The fact which made the camp possible was the land gift from the Laclede Gas Light Company. There were four acres of land with the house almost squarely in the middle. It was a short distance from the Broadway car line, consisting of an administration building, built in a bungalow type, with two dormitories — one extending winglike from either side, and a kitchen in the rear. The dormitories were constructed with a wooden base and screened walls. Along either side was a row of compartments, each with two beds. The patients were sleeping in the open but were under a comfortable shelter. The front lawn was used for the recreation grounds — it was strewn with steamer chairs, hammocks swinging from many trees, and several croquet sets — this being the least strenuous form of recreation for girls in their condition. There were also chicken yards, gardens, and dove cotes, where the girls could raise their vegetables, poultry and squabs, all of which went to supply the camp's table. They had a piano, mandolins, and graphophones to amuse them. Most of the time, the girls spent out in the open.

The rising bell, at 7:30 a. m., with breakfast at 8:00, was the beginning of camp rules. After that was feeding the chickens, working in the gardens, but for the most part, resting and eating — six times a day did these girls eat. The food given them was of the most nourishing variety, in the way of soups, meats, poultry, milk and eggs; ice cream was one of the favorite desserts. Men were tabooed, not even a janitor was employed on the grounds. The patients were of all ages over fifteen. There were school teachers, newspaper writers, trained nurses, stenographers, factory workers and shopgirls — more of the two latter occupations. As soon as the girls or women entered this home they were impressed with the fact that they were not hopelessly ill, and with proper rest and diet could recover. The girl whose constitution was undermined with too much work must first build up her health in order to fight off the disease. Rose Ryffle was a nurse, a graduate of the Baptist Sanitarium, and under her direction. Medical attention was furnished by Dr. Walter Fischel and his staff.

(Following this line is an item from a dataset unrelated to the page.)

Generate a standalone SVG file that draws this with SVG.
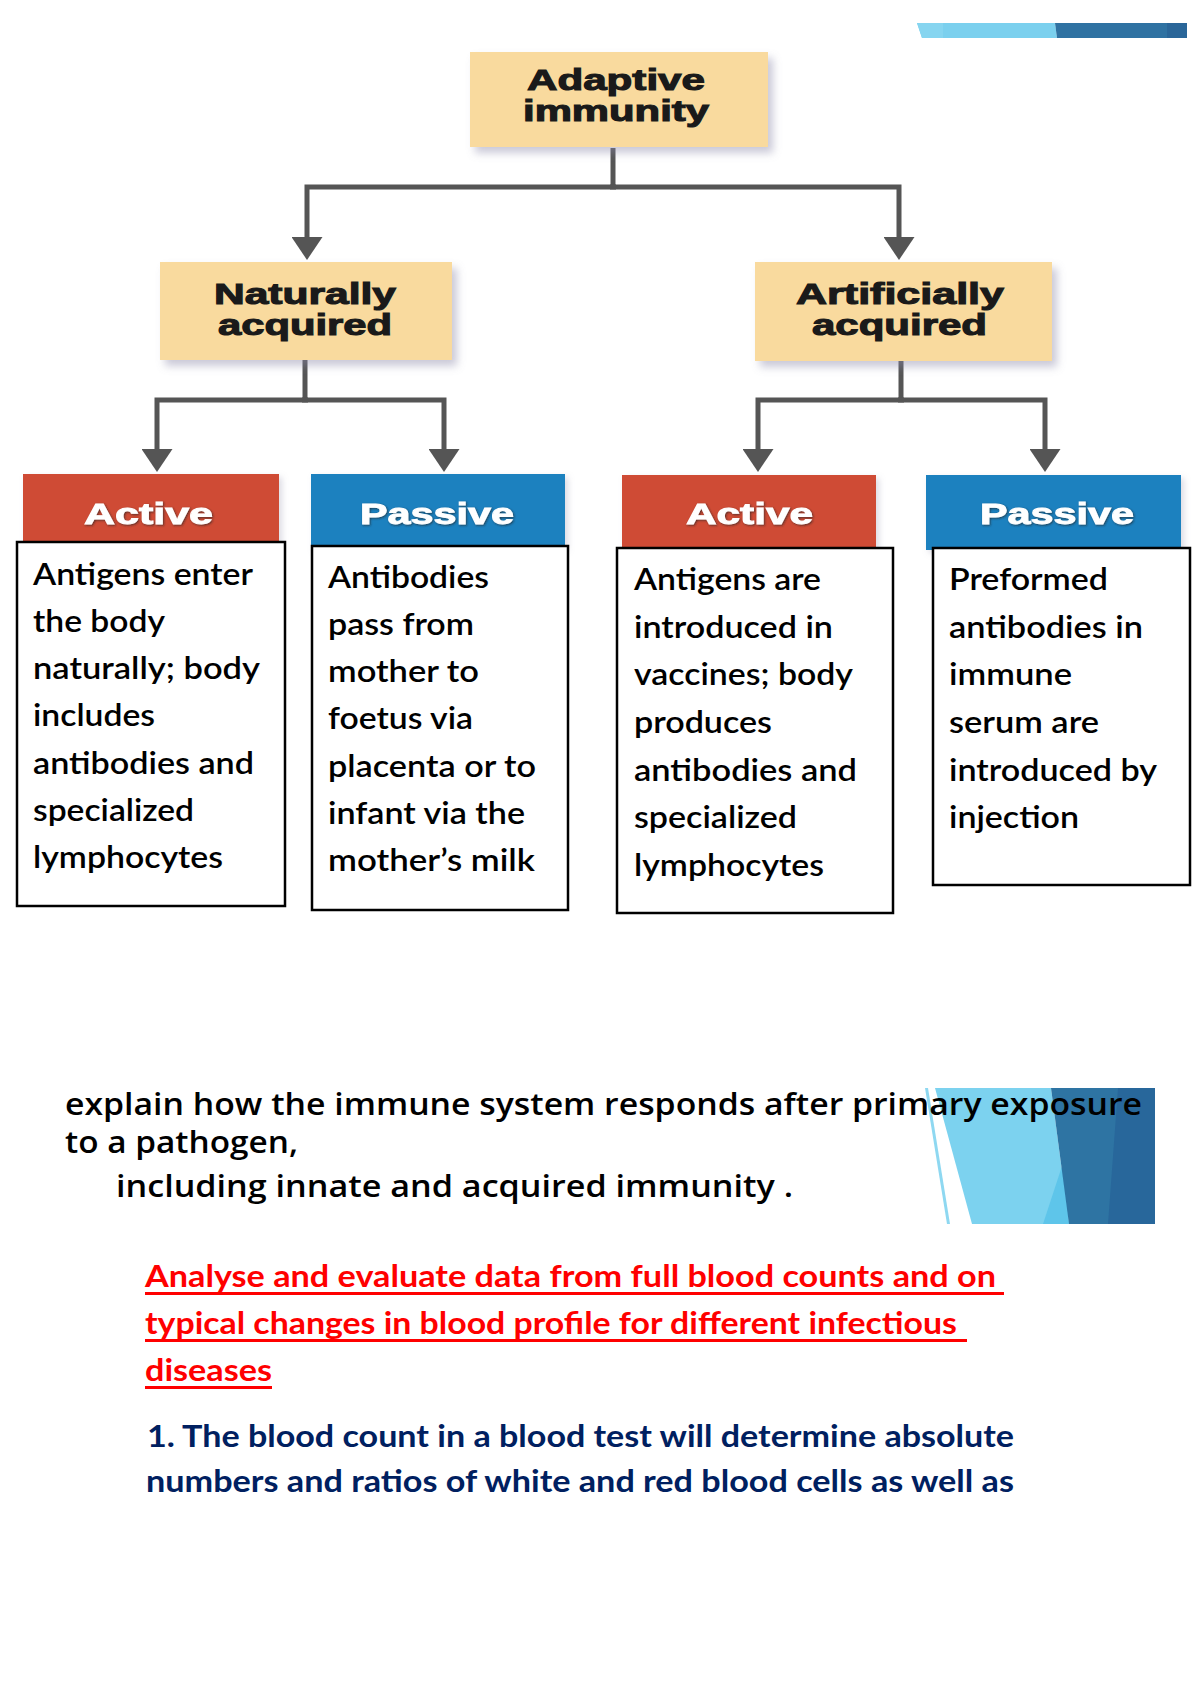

In nearly every instance, the girls who left the camp as cured returned to employments that brought them better wages than those they received when they were forced to drop their work and go to the camp for restoration. Some girls who went there could not relinquish their work; the money they received in wages was required in their home life. But even this did not prevent them from receiving the benefits of the camp. At the end of their day's work, they returned to receive their supper, lunch at nine, sleeping accommodations, and breakfast. This costs the camp fifty-five cents. Briefly, it was possible for a rundown, susceptible or affected girl to continue her self-supporting employment and still receive care, attention and cure in the camp. This treatment was such that recently a girl gained eight pounds in a single week. In one instance, a girl badly in need of such care and who could not sacrifice her wages of four dollars a week was taken in, and her mother was given the four dollars until she could go out and retake her position. Many cases like this were cared for.

The pupils of Lenox Hall raised enough money to purchase furniture for one room, and since then, they have maintained two beds. They formally dedicated the room, and a brass plate was on the door.

Collins founded this camp and established a program for the girls who participated in the movement.

During the winter of 1917–1918, Collins founded the "Y" Canteen Union Station, which fed 131,584 soldiers returning from World War I. It was sponsored by the Young Women's Christian Association and employed 210 volunteers. According to John R. Mott, national head of the Y.M.C.A., it was "the greatest canteen in the United States; the greatest in the world after that at Bordeaux, France".

She died on October 16, 1929, and is buried at Bellefontaine Cemetery.